▸ **PROBLEM DETAILS**: Return the listing below in full, with every line exactly as it is.

▸ **INFORMATION SUPPLIED**:
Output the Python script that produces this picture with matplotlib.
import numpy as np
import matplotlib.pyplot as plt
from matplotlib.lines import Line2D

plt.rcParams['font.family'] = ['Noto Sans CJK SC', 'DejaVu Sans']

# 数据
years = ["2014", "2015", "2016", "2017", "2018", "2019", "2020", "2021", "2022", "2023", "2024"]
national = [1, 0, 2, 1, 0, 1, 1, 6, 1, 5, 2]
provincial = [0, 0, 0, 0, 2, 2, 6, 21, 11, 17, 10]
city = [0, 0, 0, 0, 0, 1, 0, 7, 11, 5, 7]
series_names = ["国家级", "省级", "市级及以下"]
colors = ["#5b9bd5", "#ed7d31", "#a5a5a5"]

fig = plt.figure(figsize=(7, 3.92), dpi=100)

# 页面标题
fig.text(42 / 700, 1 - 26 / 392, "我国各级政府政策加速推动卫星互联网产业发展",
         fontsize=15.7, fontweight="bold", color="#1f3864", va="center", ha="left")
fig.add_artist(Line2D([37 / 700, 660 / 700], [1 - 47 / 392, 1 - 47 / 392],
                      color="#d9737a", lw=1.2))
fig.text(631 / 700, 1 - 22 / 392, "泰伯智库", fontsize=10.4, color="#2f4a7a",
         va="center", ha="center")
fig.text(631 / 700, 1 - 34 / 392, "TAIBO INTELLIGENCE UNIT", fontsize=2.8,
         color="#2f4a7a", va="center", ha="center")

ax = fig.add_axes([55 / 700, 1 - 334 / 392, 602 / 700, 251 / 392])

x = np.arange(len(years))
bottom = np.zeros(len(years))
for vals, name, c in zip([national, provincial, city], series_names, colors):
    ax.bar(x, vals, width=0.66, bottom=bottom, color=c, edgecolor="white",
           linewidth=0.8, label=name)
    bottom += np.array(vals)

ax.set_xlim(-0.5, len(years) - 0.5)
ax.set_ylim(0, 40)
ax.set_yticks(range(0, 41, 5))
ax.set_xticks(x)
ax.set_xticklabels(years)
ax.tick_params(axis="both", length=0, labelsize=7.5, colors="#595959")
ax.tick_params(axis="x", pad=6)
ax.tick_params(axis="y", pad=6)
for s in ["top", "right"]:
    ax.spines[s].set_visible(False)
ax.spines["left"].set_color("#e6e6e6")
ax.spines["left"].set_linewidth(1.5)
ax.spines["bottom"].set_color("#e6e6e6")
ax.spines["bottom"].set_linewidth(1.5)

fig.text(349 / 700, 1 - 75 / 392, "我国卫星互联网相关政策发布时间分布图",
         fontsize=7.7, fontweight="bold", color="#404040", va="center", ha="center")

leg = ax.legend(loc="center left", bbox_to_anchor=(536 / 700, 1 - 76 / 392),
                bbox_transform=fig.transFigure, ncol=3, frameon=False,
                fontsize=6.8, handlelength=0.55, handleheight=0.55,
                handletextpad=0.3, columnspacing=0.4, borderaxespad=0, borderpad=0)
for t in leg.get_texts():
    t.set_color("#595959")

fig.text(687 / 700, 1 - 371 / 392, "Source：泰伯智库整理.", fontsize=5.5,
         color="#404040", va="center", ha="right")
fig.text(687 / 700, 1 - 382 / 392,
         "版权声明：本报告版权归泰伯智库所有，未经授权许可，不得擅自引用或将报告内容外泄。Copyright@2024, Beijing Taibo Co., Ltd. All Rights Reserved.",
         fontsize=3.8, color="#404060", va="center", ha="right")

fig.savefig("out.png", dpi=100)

▸ **TASK SOLUTION**:
Output the Python script that produces this picture with matplotlib.
import numpy as np
import matplotlib.pyplot as plt
from matplotlib.lines import Line2D

plt.rcParams['font.family'] = ['Noto Sans CJK SC', 'DejaVu Sans']

# 数据
years = ["2014", "2015", "2016", "2017", "2018", "2019", "2020", "2021", "2022", "2023", "2024"]
national = [1, 0, 2, 1, 0, 1, 1, 6, 1, 5, 2]
provincial = [0, 0, 0, 0, 2, 2, 6, 21, 11, 17, 10]
city = [0, 0, 0, 0, 0, 1, 0, 7, 11, 5, 7]
series_names = ["国家级", "省级", "市级及以下"]
colors = ["#5b9bd5", "#ed7d31", "#a5a5a5"]

fig = plt.figure(figsize=(7, 3.92), dpi=100)

# 页面标题
fig.text(42 / 700, 1 - 26 / 392, "我国各级政府政策加速推动卫星互联网产业发展",
         fontsize=15.7, fontweight="bold", color="#1f3864", va="center", ha="left")
fig.add_artist(Line2D([37 / 700, 660 / 700], [1 - 47 / 392, 1 - 47 / 392],
                      color="#d9737a", lw=1.2))
fig.text(631 / 700, 1 - 22 / 392, "泰伯智库", fontsize=10.4, color="#2f4a7a",
         va="center", ha="center")
fig.text(631 / 700, 1 - 34 / 392, "TAIBO INTELLIGENCE UNIT", fontsize=2.8,
         color="#2f4a7a", va="center", ha="center")

ax = fig.add_axes([55 / 700, 1 - 334 / 392, 602 / 700, 251 / 392])

x = np.arange(len(years))
bottom = np.zeros(len(years))
for vals, name, c in zip([national, provincial, city], series_names, colors):
    ax.bar(x, vals, width=0.66, bottom=bottom, color=c, edgecolor="white",
           linewidth=0.8, label=name)
    bottom += np.array(vals)

ax.set_xlim(-0.5, len(years) - 0.5)
ax.set_ylim(0, 40)
ax.set_yticks(range(0, 41, 5))
ax.set_xticks(x)
ax.set_xticklabels(years)
ax.tick_params(axis="both", length=0, labelsize=7.5, colors="#595959")
ax.tick_params(axis="x", pad=6)
ax.tick_params(axis="y", pad=6)
for s in ["top", "right"]:
    ax.spines[s].set_visible(False)
ax.spines["left"].set_color("#e6e6e6")
ax.spines["left"].set_linewidth(1.5)
ax.spines["bottom"].set_color("#e6e6e6")
ax.spines["bottom"].set_linewidth(1.5)

fig.text(349 / 700, 1 - 75 / 392, "我国卫星互联网相关政策发布时间分布图",
         fontsize=7.7, fontweight="bold", color="#404040", va="center", ha="center")

leg = ax.legend(loc="center left", bbox_to_anchor=(536 / 700, 1 - 76 / 392),
                bbox_transform=fig.transFigure, ncol=3, frameon=False,
                fontsize=6.8, handlelength=0.55, handleheight=0.55,
                handletextpad=0.3, columnspacing=0.4, borderaxespad=0, borderpad=0)
for t in leg.get_texts():
    t.set_color("#595959")

fig.text(687 / 700, 1 - 371 / 392, "Source：泰伯智库整理.", fontsize=5.5,
         color="#404040", va="center", ha="right")
fig.text(687 / 700, 1 - 382 / 392,
         "版权声明：本报告版权归泰伯智库所有，未经授权许可，不得擅自引用或将报告内容外泄。Copyright@2024, Beijing Taibo Co., Ltd. All Rights Reserved.",
         fontsize=3.8, color="#404060", va="center", ha="right")

fig.savefig("out.png", dpi=100)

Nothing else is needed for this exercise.